- Problem statement
Copy out the whole listing exactly as written, leaving the pictures behind.

- Information supplied
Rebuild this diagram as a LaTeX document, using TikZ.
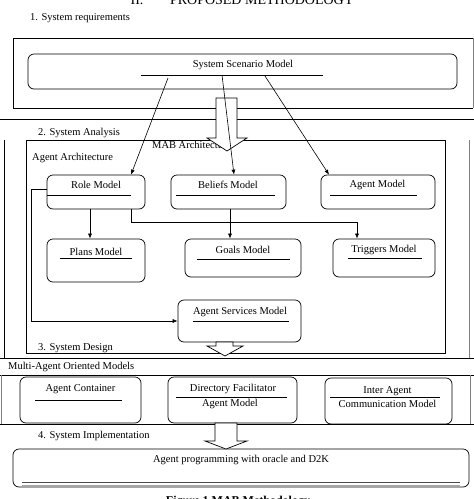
\documentclass[tikz,border=0pt]{standalone}
\usepackage{fontspec}
\setmainfont{Liberation Serif}
\usetikzlibrary{arrows.meta}

\begin{document}
\begin{tikzpicture}[
		x=1pt,
		y=-1pt,
		model/.style={draw, rounded corners=6pt, line width=0.7pt, inner sep=0pt},
		lbl/.style={inner sep=0pt, font=\fontsize{10.5}{12}\selectfont},
		hd/.style={lbl, anchor=west},
		link/.style={line width=0.6pt, -{Latex[length=5pt,width=4pt]}},
		blockarrow/.style={draw, fill=white, line width=0.7pt}
	]
		\clip (0,0) rectangle (474,499);

		% Captions (cut by the page)
		\node[anchor=base, inner sep=0pt, font=\fontsize{14}{16}\selectfont] (sec) at (137,4) {II.};
		\node[anchor=base, inner sep=0pt, font=\fontsize{14}{16}\selectfont] (sec-t) at (262,4) {PROPOSED METHODOLOGY};
		\node[anchor=base, inner sep=0pt, font=\fontsize{12}{14}\selectfont\bfseries] (fig) at (238,504) {Figure 1 MAB Methodology};

		% 1. System requirements
		\node[hd] (req) at (30,18) {1. System requirements};
		\draw [line width=0.7pt] (13,38) -- (473,38);
		\draw [line width=0.7pt] (13,38) -- (13,108) -- (473,108);
		\draw [gray] (473,38) -- (473,108);
		\node[model, minimum width=429, minimum height=35] (scen) at (242.5,71.5) {};
		\node[lbl] (scen-t) at (243,65) {System Scenario Model};
		\draw [line width=0.5pt] (141,75) -- (323,75);

		% 2. System Analysis
		\draw [line width=0.7pt] (0,119) -- (474,119);
		\node[hd] (ana) at (38,133) {2. System Analysis};
		\draw [line width=0.7pt] (4,140) -- (4,358);
		\draw [gray, line width=0.7pt] (469,140) -- (469,358);
		\draw [line width=0.7pt] (26,140) rectangle (445,353);
		\node[hd] (mab) at (152,145) {MAB Architecture};
		\node[hd] (arch) at (32,158) {Agent Architecture};

		\node[model, minimum width=98, minimum height=34] (role) at (96,192) {};
		\node[lbl] (role-t) at (96,185) {Role Model};
		\draw [line width=0.5pt] (47,195) -- (131,195);

		\node[model, minimum width=115, minimum height=34] (beliefs) at (228.5,192) {};
		\node[lbl] (beliefs-t) at (228,185) {Beliefs Model};
		\draw [line width=0.5pt] (176,195) -- (275,195);

		\node[model, minimum width=114, minimum height=34] (agent) at (378,192) {};
		\node[lbl] (agent-t) at (377.5,185) {Agent Model};
		\draw [line width=0.5pt] (330,195) -- (417,195);

		\node[model, minimum width=98, minimum height=43] (plans) at (96,260.5) {};
		\node[lbl] (plans-t) at (96,252) {Plans Model};
		\draw [line width=0.5pt] (60,258) -- (132,258);

		\node[model, minimum width=116, minimum height=38] (goals) at (243,258) {};
		\node[lbl] (goals-t) at (243,250) {Goals Model};
		\draw [line width=0.5pt] (197,259) -- (290,259);

		\node[model, minimum width=102, minimum height=38] (triggers) at (384,258) {};
		\node[lbl] (triggers-t) at (384,250) {Triggers Model};
		\draw [line width=0.5pt] (348,258) -- (422,258);

		\node[model, minimum width=123, minimum height=42] (services) at (239.5,321) {};
		\node[lbl] (services-t) at (240,312) {Agent Services Model};
		\draw [line width=0.5pt] (193,321) -- (289,321);

		% block arrow requirements -> analysis
		\draw [blockarrow] (216,98) -- (237,98) -- (237,138) -- (247,138) -- (227,151) -- (207,138) -- (216,138) -- cycle;

		\coordinate (s1) at (168,78);
		\coordinate (s2) at (222,75);
		\coordinate (s3) at (265,76);
		\draw [link] (s1) -- ([xshift=35pt]role.north);
		\draw [link] (s2) -- ([xshift=5.5pt]beliefs.north);
		\draw [link] (s3) -- ([xshift=-49pt]agent.north);

		\draw [link] ([xshift=-6pt]role.south) -- ([xshift=-6pt]plans.north);
		\draw [link] ([xshift=1.5pt]beliefs.south) -- ([xshift=1.5pt]beliefs.south |- goals.north);
		\draw [link] ([xshift=35pt]role.south) -- ++(0,13) -| ([xshift=-27pt]triggers.north);
		\draw [link] ([yshift=3pt]role.west) -- ++(-15,0) |- (services.west);

		% 3. System Design
		\node[hd] (des) at (38,348) {3. System Design};
		\draw [blockarrow] (216,342) -- (233,342) -- (233,346) -- (243,346) -- (225,356) -- (207,346) -- (216,346) -- cycle;
		\draw [line width=0.7pt] (0,358) -- (474,358);

		\node[hd] (mao) at (8,367) {Multi-Agent Oriented Models};
		\draw [line width=0.7pt] (0,375) -- (474,375);
		\draw [line width=0.7pt] (0,424) -- (474,424);
		\draw [gray, line width=0.7pt] (1,375) -- (1,424);
		\draw [gray, line width=0.7pt] (470,375) -- (470,424);

		\node[model, minimum width=121, minimum height=46] (container) at (80.5,400) {};
		\node[lbl] (container-t) at (80.5,389) {Agent Container};
		\draw [line width=0.5pt] (35,400) -- (122,400);

		\node[model, minimum width=129, minimum height=46] (df) at (232.5,400) {};
		\node[lbl] (df-t) at (233,389) {Directory Facilitator};
		\draw [line width=0.5pt] (176,397) -- (287,397);
		\node[lbl] (df-t2) at (230,404) {Agent Model};

		\node[model, minimum width=127, minimum height=46] (comm) at (388.5,401) {};
		\node[lbl] (comm-t) at (387.5,391) {Inter Agent};
		\draw [line width=0.5pt] (330,397) -- (440,397);
		\node[lbl] (comm-t2) at (387.5,404) {Communication Model};

		% 4. System Implementation
		\node[hd] (imp) at (38,436) {4. System Implementation};
		\node[model, minimum width=456, minimum height=38] (prog) at (241,468) {};
		\node[lbl] (prog-t) at (241,460) {Agent programming with oracle and D2K};
		\draw [black!70, line width=0.7pt] (22,482) -- (460,482);
		\draw [black!35, line width=0.7pt] (22,485) -- (460,485);
		\draw [blockarrow] (215,423) -- (237,423) -- (237,441) -- (247,441) -- (226,449) -- (205,441) -- (215,441) -- cycle;
	\end{tikzpicture}
\end{document}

- Response to the exercise
Rebuild this diagram as a LaTeX document, using TikZ.
\documentclass[tikz,border=0pt]{standalone}
\usepackage{fontspec}
\setmainfont{Liberation Serif}
\usetikzlibrary{arrows.meta}

\begin{document}
\begin{tikzpicture}[
		x=1pt,
		y=-1pt,
		model/.style={draw, rounded corners=6pt, line width=0.7pt, inner sep=0pt},
		lbl/.style={inner sep=0pt, font=\fontsize{10.5}{12}\selectfont},
		hd/.style={lbl, anchor=west},
		link/.style={line width=0.6pt, -{Latex[length=5pt,width=4pt]}},
		blockarrow/.style={draw, fill=white, line width=0.7pt}
	]
		\clip (0,0) rectangle (474,499);

		% Captions (cut by the page)
		\node[anchor=base, inner sep=0pt, font=\fontsize{14}{16}\selectfont] (sec) at (137,4) {II.};
		\node[anchor=base, inner sep=0pt, font=\fontsize{14}{16}\selectfont] (sec-t) at (262,4) {PROPOSED METHODOLOGY};
		\node[anchor=base, inner sep=0pt, font=\fontsize{12}{14}\selectfont\bfseries] (fig) at (238,504) {Figure 1 MAB Methodology};

		% 1. System requirements
		\node[hd] (req) at (30,18) {1. System requirements};
		\draw [line width=0.7pt] (13,38) -- (473,38);
		\draw [line width=0.7pt] (13,38) -- (13,108) -- (473,108);
		\draw [gray] (473,38) -- (473,108);
		\node[model, minimum width=429, minimum height=35] (scen) at (242.5,71.5) {};
		\node[lbl] (scen-t) at (243,65) {System Scenario Model};
		\draw [line width=0.5pt] (141,75) -- (323,75);

		% 2. System Analysis
		\draw [line width=0.7pt] (0,119) -- (474,119);
		\node[hd] (ana) at (38,133) {2. System Analysis};
		\draw [line width=0.7pt] (4,140) -- (4,358);
		\draw [gray, line width=0.7pt] (469,140) -- (469,358);
		\draw [line width=0.7pt] (26,140) rectangle (445,353);
		\node[hd] (mab) at (152,145) {MAB Architecture};
		\node[hd] (arch) at (32,158) {Agent Architecture};

		\node[model, minimum width=98, minimum height=34] (role) at (96,192) {};
		\node[lbl] (role-t) at (96,185) {Role Model};
		\draw [line width=0.5pt] (47,195) -- (131,195);

		\node[model, minimum width=115, minimum height=34] (beliefs) at (228.5,192) {};
		\node[lbl] (beliefs-t) at (228,185) {Beliefs Model};
		\draw [line width=0.5pt] (176,195) -- (275,195);

		\node[model, minimum width=114, minimum height=34] (agent) at (378,192) {};
		\node[lbl] (agent-t) at (377.5,185) {Agent Model};
		\draw [line width=0.5pt] (330,195) -- (417,195);

		\node[model, minimum width=98, minimum height=43] (plans) at (96,260.5) {};
		\node[lbl] (plans-t) at (96,252) {Plans Model};
		\draw [line width=0.5pt] (60,258) -- (132,258);

		\node[model, minimum width=116, minimum height=38] (goals) at (243,258) {};
		\node[lbl] (goals-t) at (243,250) {Goals Model};
		\draw [line width=0.5pt] (197,259) -- (290,259);

		\node[model, minimum width=102, minimum height=38] (triggers) at (384,258) {};
		\node[lbl] (triggers-t) at (384,250) {Triggers Model};
		\draw [line width=0.5pt] (348,258) -- (422,258);

		\node[model, minimum width=123, minimum height=42] (services) at (239.5,321) {};
		\node[lbl] (services-t) at (240,312) {Agent Services Model};
		\draw [line width=0.5pt] (193,321) -- (289,321);

		% block arrow requirements -> analysis
		\draw [blockarrow] (216,98) -- (237,98) -- (237,138) -- (247,138) -- (227,151) -- (207,138) -- (216,138) -- cycle;

		\coordinate (s1) at (168,78);
		\coordinate (s2) at (222,75);
		\coordinate (s3) at (265,76);
		\draw [link] (s1) -- ([xshift=35pt]role.north);
		\draw [link] (s2) -- ([xshift=5.5pt]beliefs.north);
		\draw [link] (s3) -- ([xshift=-49pt]agent.north);

		\draw [link] ([xshift=-6pt]role.south) -- ([xshift=-6pt]plans.north);
		\draw [link] ([xshift=1.5pt]beliefs.south) -- ([xshift=1.5pt]beliefs.south |- goals.north);
		\draw [link] ([xshift=35pt]role.south) -- ++(0,13) -| ([xshift=-27pt]triggers.north);
		\draw [link] ([yshift=3pt]role.west) -- ++(-15,0) |- (services.west);

		% 3. System Design
		\node[hd] (des) at (38,348) {3. System Design};
		\draw [blockarrow] (216,342) -- (233,342) -- (233,346) -- (243,346) -- (225,356) -- (207,346) -- (216,346) -- cycle;
		\draw [line width=0.7pt] (0,358) -- (474,358);

		\node[hd] (mao) at (8,367) {Multi-Agent Oriented Models};
		\draw [line width=0.7pt] (0,375) -- (474,375);
		\draw [line width=0.7pt] (0,424) -- (474,424);
		\draw [gray, line width=0.7pt] (1,375) -- (1,424);
		\draw [gray, line width=0.7pt] (470,375) -- (470,424);

		\node[model, minimum width=121, minimum height=46] (container) at (80.5,400) {};
		\node[lbl] (container-t) at (80.5,389) {Agent Container};
		\draw [line width=0.5pt] (35,400) -- (122,400);

		\node[model, minimum width=129, minimum height=46] (df) at (232.5,400) {};
		\node[lbl] (df-t) at (233,389) {Directory Facilitator};
		\draw [line width=0.5pt] (176,397) -- (287,397);
		\node[lbl] (df-t2) at (230,404) {Agent Model};

		\node[model, minimum width=127, minimum height=46] (comm) at (388.5,401) {};
		\node[lbl] (comm-t) at (387.5,391) {Inter Agent};
		\draw [line width=0.5pt] (330,397) -- (440,397);
		\node[lbl] (comm-t2) at (387.5,404) {Communication Model};

		% 4. System Implementation
		\node[hd] (imp) at (38,436) {4. System Implementation};
		\node[model, minimum width=456, minimum height=38] (prog) at (241,468) {};
		\node[lbl] (prog-t) at (241,460) {Agent programming with oracle and D2K};
		\draw [black!70, line width=0.7pt] (22,482) -- (460,482);
		\draw [black!35, line width=0.7pt] (22,485) -- (460,485);
		\draw [blockarrow] (215,423) -- (237,423) -- (237,441) -- (247,441) -- (226,449) -- (205,441) -- (215,441) -- cycle;
	\end{tikzpicture}
\end{document}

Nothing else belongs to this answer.